1. aus der Bewirtschaftung von Wirtschaftsgütern, die sich nach der Verkehrsauffassung in einem besonderen Maß für eine Nutzung im Rahmen der Lebensführung eignen (zB Wirtschaftsgüter, die der Sport- und Freizeitausübung dienen, Luxuswirtschaftsgüter) und typischerweise einer besonderen in der Lebensführung begründeten Neigung entsprechen oder

2. aus Tätigkeiten, die typischerweise auf eine besondere in der Lebensführung begründete Neigung zurückzuführen sind oder

3. aus der Bewirtschaftung von Eigenheimen, Eigentumswohnungen und Mietwohngrundstücken mit qualifizierten Nutzungsrechten.

Die Annahme von Liebhaberei kann in diesen Fällen nach Maßgabe des § 2 Abs. 4 ausgeschlossen sein. Das Vorliegen der Voraussetzungen der Z 1 und 2 ist für jede organisatorisch in sich geschlossene und mit einer gewissen Selbständigkeit ausgestattete Einheit gesondert zu beurteilen."

Die belangte Behörde führte im angefochtenen Bescheid resümierend aus, trotz der grundsätzlichen Einreihung des Betriebes eines Gasthauses als Gewerbebetrieb, und folglich als eine Tätigkeit nach § 1 Abs. 1 LVO, liege aufgrund der Art und Weise, wie die Beschwerdeführerin das Gasthaus betrieben habe, in diesem speziellen Fall eine Tätigkeit nach § 1 Abs. 2 LVO vor; sie habe den Betrieb "aus persönlicher Vorliebe" geführt.

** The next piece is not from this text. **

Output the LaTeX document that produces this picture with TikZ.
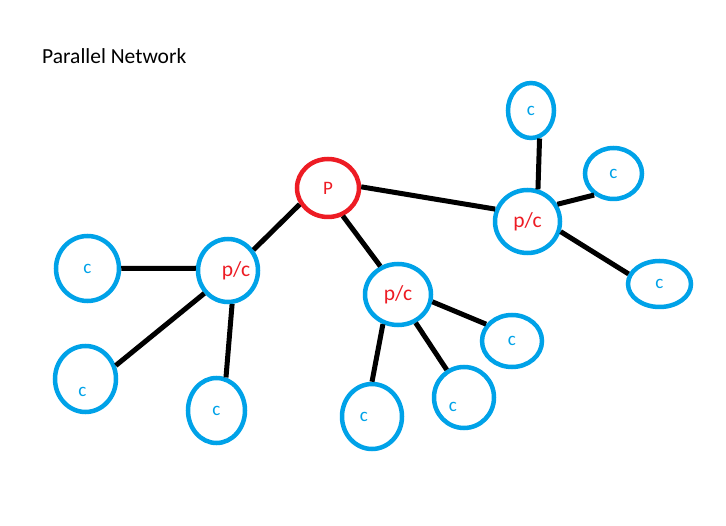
\documentclass[tikz,border=0pt]{standalone}
\usepackage{fontspec}
\setmainfont{Carlito}
\usetikzlibrary{shapes.geometric}
\definecolor{paintblue}{RGB}{0,162,232}
\definecolor{paintred}{RGB}{237,28,36}

\begin{document}
\begin{tikzpicture}[
    x=1pt, y=-1pt,
    every node/.style={font=\fontsize{19}{21}\selectfont},
    size/.style 2 args={minimum width=#1pt, minimum height=#2pt},
    child/.style={draw=paintblue, ellipse, line width=4.5pt, inner sep=0pt, text=paintblue},
    relay/.style={child, text=paintred, font=\fontsize{21.5}{23}\selectfont},
    root/.style={child, draw=paintred, text=paintred},
    shifted/.style 2 args={xshift=#1pt, yshift=-#2pt, text=paintblue},
    link/.style={line width=5pt}
]
\useasboundingbox (0,0) rectangle (726,526);
\node[anchor=base west, inner sep=0pt, font=\fontsize{21.5}{25}\selectfont] (title) at (42,64) {Parallel Network};
\node[root, size={62}{58}] (P) at (328,188) {P};
\node[relay, size={60}{63}, label={[shifted={8}{0}, text=paintred, font=\fontsize{21.5}{23}\selectfont]center:p/c}] (pcL) at (228,270.5) {};
\node[relay, size={66}{61}] (pcM) at (398,294.5) {p/c};
\node[relay, size={65}{63}] (pcR) at (527.5,221.5) {p/c};
\node[child, size={63}{65}] (cL1) at (87.5,268.5) {c};
\node[child, size={61}{66}, label={[shifted={-3}{13}]center:c}] (cL2) at (85.5,379) {};
\node[child, size={57}{65}] (cL3) at (216.5,410.5) {c};
\node[child, size={60}{65}, label={[shifted={-8}{0}]center:c}] (cM1) at (372,416.5) {};
\node[child, size={60}{61}, label={[shifted={-11}{9}]center:c}] (cM2) at (464,397.5) {};
\node[child, size={60}{52}] (cM3) at (512,341) {c};
\node[child, size={46}{55}] (cR1) at (531,110.5) {c};
\node[child, size={57}{51}] (cR2) at (613.5,173.5) {c};
\node[child, size={63}{46}] (cR3) at (659.5,284) {c};
\draw[link] (P.210) -- (pcL.39);
\draw[link] (P.298) -- (pcM.122);
\draw[link] (P.2) -- (pcR.159);
\draw[link] (cL1.0) -- (pcL.176);
\draw[link] (pcL.224) -- (cL2.24);
\draw[link] (pcL.277) -- (cL3.74);
\draw[link] (pcM.243) -- (cM1.90);
\draw[link] (pcM.302) -- (cM2.122);
\draw[link] (pcM.348) -- (cM3.147);
\draw[link] (pcR.72) -- (cR1.287);
\draw[link] (pcR.30) -- (cR2.228);
\draw[link] (pcR.343) -- (cR3.162);
\end{tikzpicture}
\end{document}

Damit hat die belangte Behörde die Rechtslage verkannt:

§ 1 Abs. 2 Z 1 und 2 LVO (dass ein Fall der Z 3 vorliege, wird auch von der belangten Behörde nicht angenommen) stellen nicht auf das konkrete Verhalten des Abgabepflichtigen, sondern auf abstrakte Eigenschaften der Wirtschaftsgüter und der entfalteten Tätigkeiten ab (vgl. das hg. Erkenntnis vom 30. Juni 2010, 2005/13/0077). § 1 Abs. 2 Z 2 LVO verlangt, dass die Tätigkeit typischerweise auf eine besondere in der Lebensführung begründete Neigung zurückzuführen ist. Was grundsätzlich erwerbswirtschaftlich ist, kann keine Tätigkeit sein, die typischerweise auf eine besondere in der Lebensführung begründete Neigung zurückzuführen ist. Auf eine Betrachtung des konkreten Falles kommt es bei Anwendung des § 1 Abs. 2 Z 2 LVO nicht an (vgl. das hg. Erkenntnis vom 26. April 2000, 96/14/0117, VwSlg. 7499/F). Ebenso muss es sich bei Wirtschaftsgütern iSd § 1 Abs. 2 Z 1 LVO um solche handeln, die nach der Verkehrsauffassung in einem besonderen Maß für eine Nutzung im Rahmen der Lebensführung geeignet sind und typischerweise (also wiederum nicht nach den konkreten Umständen) einer besonderen in der Lebensführung begründeten Neigung entsprechen.

Dass der Betrieb einer Gastwirtschaft (oder die Verpachtung eines solchen Betriebes) typischerweise einer besonderen in der Lebensführung begründeten Neigung entsprechen würde (wie etwa der Betrieb einer Nebenerwerbslandwirtschaft; vgl. z.B. das hg. Erkenntnis vom 16. Dezember 2009, 2008/15/0059, mwN), nimmt auch die belangte Behörde - zutreffend - nicht an.

Damit scheidet aber Liebhaberei im umsatzsteuerlichen Sinn gemäß § 6 LVO aus.

Der angefochtene Bescheid war daher - im angefochtenen Umfang (Umsatzsteuer 2000) - wegen Rechtswidrigkeit seines Inhaltes gemäß § 42 Abs. 2 Z 1 VwGG aufzuheben.

Der Ausspruch über den Aufwandersatz stützt sich auf die §§ 47 ff VwGG in Verbindung mit der Verordnung BGBl. II Nr. 455/2008.

Die zitierten Bestimmungen über das Verfahren vor dem Verwaltungsgerichtshof waren gemäß § 79 Abs. 11 letzter Satz VwGG in der bis zum Ablauf des 31. Dezember 2013 geltenden Fassung anzuwenden.